Huge Greenland shark caught in Nordland
The Swede Mikael Åkesson caught a Greenland shark weighing more than one metric ton in Andfjorden in Nordland this weekend. The fish is the third largest ever caught with a fishing rod. The shark beat the one we reported about yesterday by a “country mile”
According to the Hooked website, the Swede spent an hour and a half fighting against the shark, that was caught at 500 metres depth.
It measured 406 centimetres from snout to tail. Greenland sharks that are caught with a rod are measured while still in the water. They are then released back into the ocean. A table is used to estimate the weight of the fish with high accuracy. The estimated result was 1054.7 kgs.
Allowed to swim on
The fish was allowed to swim on relatively undamaged after being measured.
– This the Greenland Shark is resilient to, as they do not posses a swim bladder and therefore do not get hurt by changes in pressure, writes Hooked.
The world record of fish caught with a rod is held by Alfred Dean, who caught a 1,208 kgs whale shark in Australia in 1959. After Dean follows Norwegian Asgeir Alvestad catch of a 1.099 kgs Greenland shark in Nedstrandsfjorden in Rogaland in 2013.
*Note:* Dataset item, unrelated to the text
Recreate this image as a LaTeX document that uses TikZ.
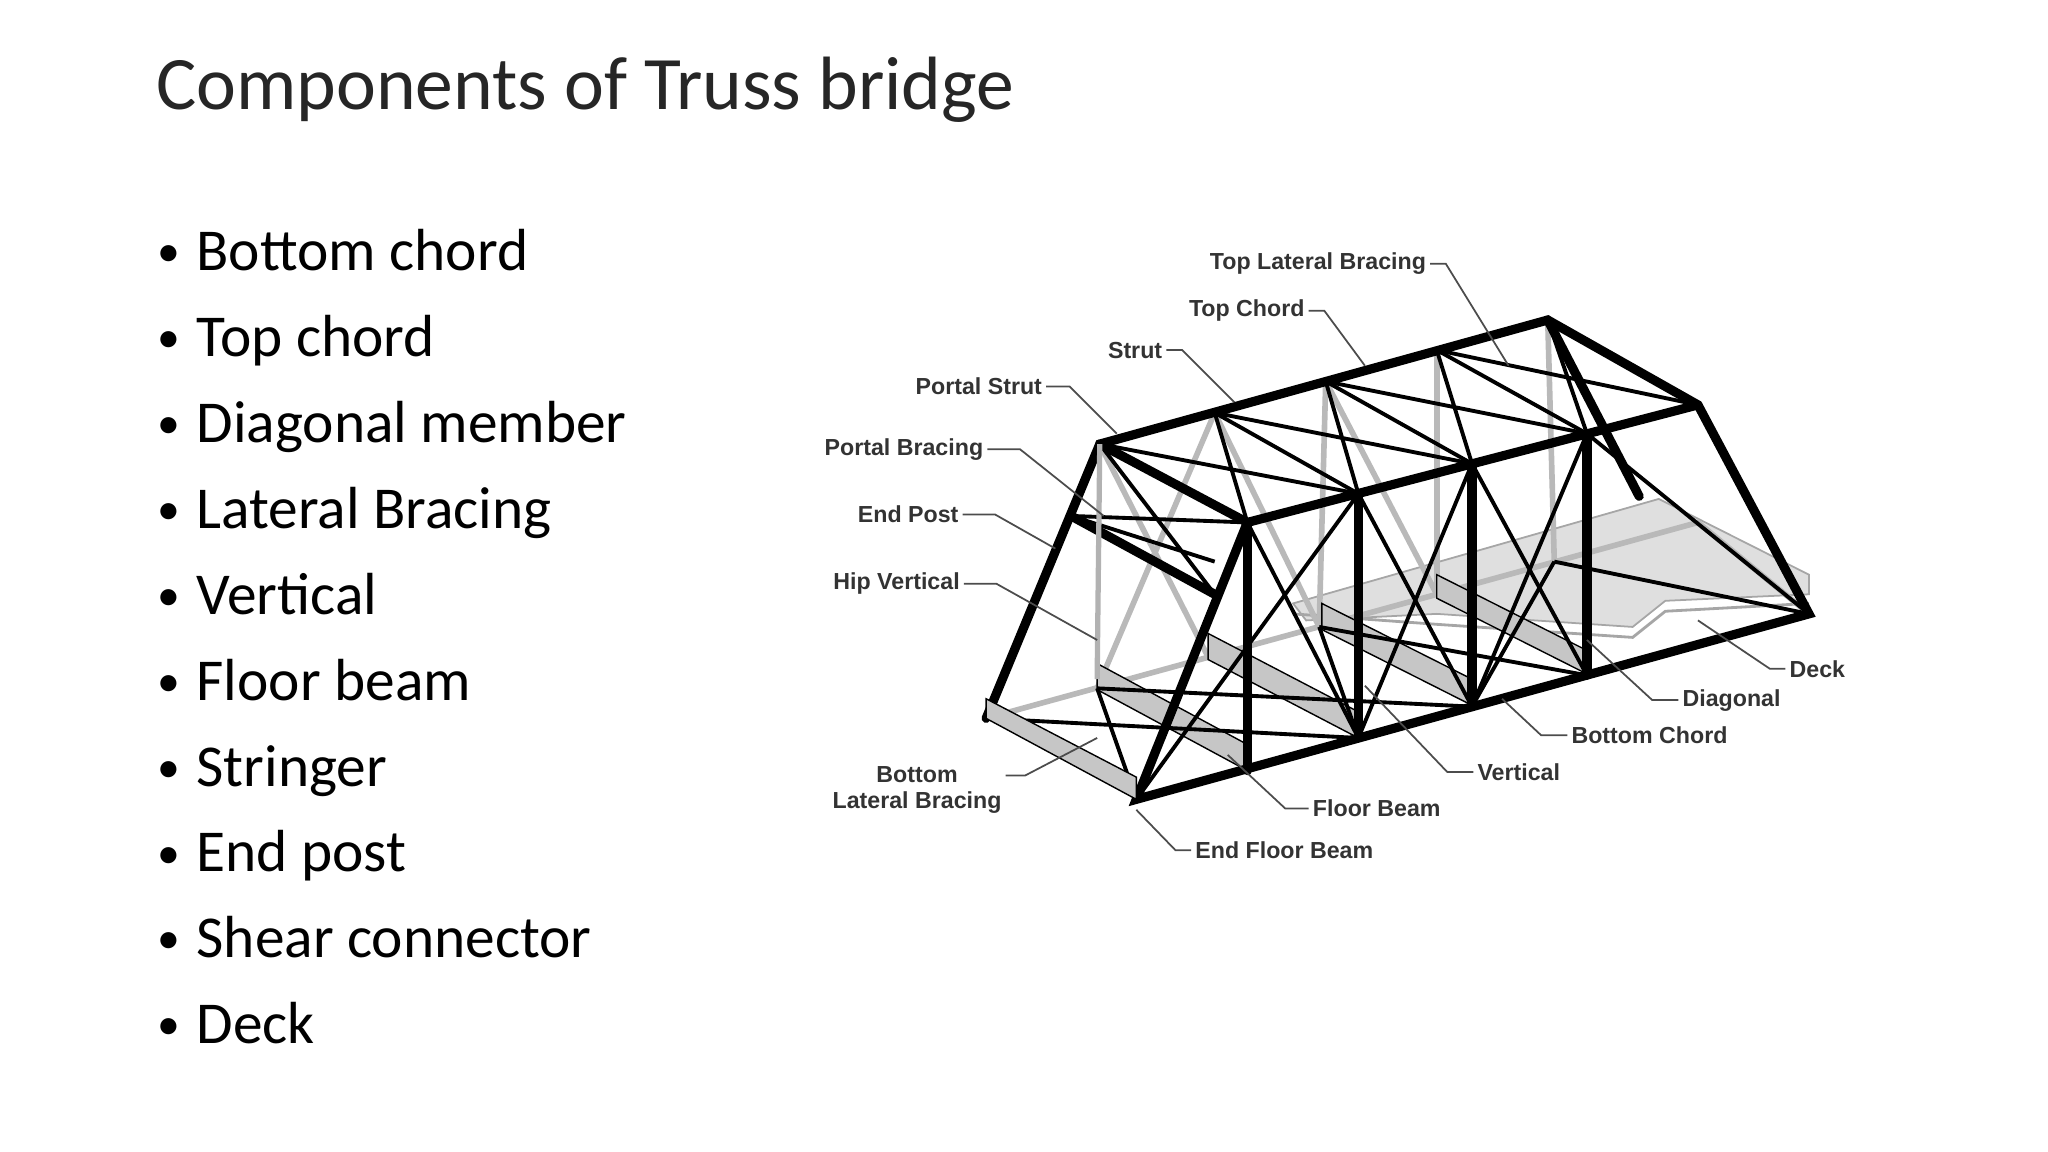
\documentclass[tikz,border=0pt]{standalone}
\usetikzlibrary{calc}
\usepackage{fontspec}
\setmainfont{Carlito}
\newfontfamily\lab{Liberation Sans}
\begin{document}
\begin{tikzpicture}[x=0.013061cm,y=-0.013061cm,
  thick/.style={line width=2.6pt,black,line cap=round},
  mem/.style={line width=1.1pt,black},
  far/.style={line width=1.6pt,gray!55},
  lbl/.style={font=\lab\fontsize{6.6}{7.5}\selectfont\bfseries,text=black!80,inner sep=1pt},
  lead/.style={line width=0.5pt,black!70},
  bul/.style={font=\fontsize{16.9}{18}\selectfont,anchor=base west,inner sep=0pt},
  beam/.style={fill=gray!45,draw=black,line width=0.4pt}]
\useasboundingbox (0,0) rectangle (1568,882);
\node[anchor=base west,font=\fontsize{21.5}{24}\selectfont,inner sep=0pt,text=black!85] (title) at (119,84) {Components of Truss bridge};
\foreach \t [count=\i] in {Bottom chord,Top chord,Diagonal member,Lateral Bracing,Vertical,Floor beam,Stringer,End post,Shear connector,Deck}{
  \node[bul] (b\i) at (150,207+65.8*\i-65.8) {\t};
  \node[bul,font=\fontsize{13}{14}\selectfont] (d\i) at (120,204+65.8*\i-65.8) {\textbullet};}
% key points
\coordinate (FBL) at (755,550); \coordinate (FTL) at (842,340);
\coordinate (NBL) at (870,612); \coordinate (NTL) at (955,400);
\coordinate (FTR) at (1185,245); \coordinate (NTR) at (1300,310);
\coordinate (NBR) at (1385,470); \coordinate (FBR) at (1300,400);
\coordinate (NT1) at (1040,378); \coordinate (NT2) at (1127,355); \coordinate (NT3) at (1215,332);
\coordinate (NB1) at (1040,565); \coordinate (NB2) at (1127,541); \coordinate (NB3) at (1215,517);
\coordinate (FT1) at (930,316); \coordinate (FT2) at (1015,292); \coordinate (FT3) at (1100,268);
\coordinate (FB1) at (840,527); \coordinate (FB2) at (925,503); \coordinate (FB3) at (1010,480); \coordinate (FB4) at (1100,455); \coordinate (FB5) at (1190,430);
% deck
\fill[gray!25,draw=gray!70,line width=0.5pt] (990,462) -- (1270,382) -- (1385,440) -- (1385,455) -- (1275,460) -- (1250,480) -- (1100,470) -- (1000,475) -- cycle;
\draw[gray!70,line width=0.8pt] (990,470) -- (1100,478) -- (1250,488) -- (1275,468) -- (1385,462);
% far truss
\draw[far] (FBL) -- (FBR) -- (NBR);
\foreach \a/\b in {FT1/FB1,FT2/FB3,FT3/FB4,FTR/FB5} \draw[far] (\a) -- (\b);
\draw[far] (FTL) -- (FB2) (FT1) -- (FB3) (FT2) -- (FB4);
% floor beams
\draw[beam] (840,508) -- (955,570) -- (955,590) -- (840,528) -- cycle;
\draw[beam] (925,485) -- (1040,545) -- (1040,565) -- (925,505) -- cycle;
\draw[beam] (1012,462) -- (1127,520) -- (1127,540) -- (1012,482) -- cycle;
\draw[beam] (1100,440) -- (1215,498) -- (1215,516) -- (1100,458) -- cycle;
% bottom lateral bracing
\draw[mem] (FBL) -- (NB1) (NBL) -- (FB1) (FB1) -- (NB2) (NB1) -- (FB3) (FB3)--(NB3) (NB2)--(FB5) (FB5)--(NBR);
% top lateral bracing
\draw[mem] (FTL) -- (NT1) (NTL) -- (FT1) (FT1) -- (NT2) (NT1) -- (FT2) (FT2) -- (NT3) (NT2) -- (FT3) (FT3) -- (NTR) (NT3) -- (FTR);
\draw[mem] (FT1)--(NT1) (FT2)--(NT2) (FT3)--(NT3);
% portal bracing
\draw[mem] (FTL) -- (930,455) (NTL) -- (820,395) (820,395)--(930,430);
\draw[thick] (820,395) -- (930,455);
% near truss members
\draw[mem] (NTL) -- (NB1) (NT1) -- (NB2) (NT2) -- (NB3) (NT3) -- (NBR);
\draw[mem] (NT1) -- (NBL) (NT2) -- (NB1) (NT3) -- (NB2);
\draw[thick] (NT1)--(NB1) (NT2)--(NB2) (NT3)--(NB3) (NTL) -- (955,590);
\draw[thick] (FTR) -- (1255,380);
% main chords
\draw[thick] (FBL) -- (FTL) -- (FTR) -- (NTR) -- (NBR) -- (NBL) -- (NTL) -- (NTR);
\draw[thick] (FTL) -- (NTL);
\draw[gray!60,line width=1.5pt] (FTL) -- (840,520);
\draw[beam] (FBL) -- (NBL) -- (870,595) -- (755,535) -- cycle;
% labels
\node[lbl,anchor=east] (l1) at (1095,202) {Top Lateral Bracing};
\node[lbl,anchor=east] (l2) at (1002,238) {Top Chord};
\node[lbl,anchor=east] (l3) at (893,268) {Strut};
\node[lbl,anchor=east] (l4) at (801,296) {Portal Strut};
\node[lbl,anchor=east] (l5) at (756,344) {Portal Bracing};
\node[lbl,anchor=east] (l6) at (737,394) {End Post};
\node[lbl,anchor=east] (l7) at (738,447) {Hip Vertical};
\node[lbl,anchor=east,align=center] (l8) at (770,605) {Bottom\\Lateral Bracing};
\node[lbl,anchor=west] (l9) at (912,651) {End Floor Beam};
\node[lbl,anchor=west] (l10) at (1002,619) {Floor Beam};
\node[lbl,anchor=west] (l11) at (1128,591) {Vertical};
\node[lbl,anchor=west] (l12) at (1200,563) {Bottom Chord};
\node[lbl,anchor=west] (l13) at (1285,536) {Diagonal};
\node[lbl,anchor=west] (l14) at (1367,512) {Deck};
\coordinate (e1) at (1155,280); \coordinate (e2) at (1045,280); \coordinate (e3) at (945,308);
\coordinate (e4) at (855,332); \coordinate (e5) at (845,395); \coordinate (e6) at (808,420);
\coordinate (e7) at (840,490); \coordinate (e8) at (840,565); \coordinate (e9) at (870,620);
\coordinate (e10) at (940,578); \coordinate (e11) at (1045,525); \coordinate (e12) at (1150,535);
\coordinate (e13) at (1215,490); \coordinate (e14) at (1300,475);
\draw[lead] (l1.east) -- ++(12,0) -- (e1);
\draw[lead] (l2.east) -- ++(12,0) -- (e2);
\draw[lead] (l3.east) -- ++(12,0) -- (e3);
\draw[lead] (l4.east) -- ++(18,0) -- (e4);
\draw[lead] (l5.east) -- ++(25,0) -- (e5);
\draw[lead] (l6.east) -- ++(25,0) -- (e6);
\draw[lead] (l7.east) -- ++(25,0) -- (e7);
\draw[lead] (l8.north east) ++(0,10) -- ++(15,0) -- (e8);
\draw[lead] (l9.west) -- ++(-12,0) -- (e9);
\draw[lead] (l10.west) -- ++(-18,0) -- (e10);
\draw[lead] (l11.west) -- ++(-20,0) -- (e11);
\draw[lead] (l12.west) -- ++(-20,0) -- (e12);
\draw[lead] (l13.west) -- ++(-20,0) -- (e13);
\draw[lead] (l14.west) -- ++(-12,0) -- (e14);
\end{tikzpicture}
\end{document}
Åkesson’s shark is ranked third on the list. The fisherman has requested not to be contacted before he is done fishing.
Slow and lucid
Greenland sharks are According to the Norwegian Institute of Marine Research a large predator, larger than its fearsome relatives the great white and hammer shark. It is found along most of the Norwegian coast and in other northerly waters. Greenland sharks can grow to up to eight metres long, two metres more than the great white shark. But where the white shark is a very fast and furuios predator, the Greenland Shark is slow and sedate, something reflected in its Latin name – Somniosus, the sleepy one..
Although it would be able to attack people, there are no confirmed stories that they have ever done so. Not even research divers who tag them under water have been attacked.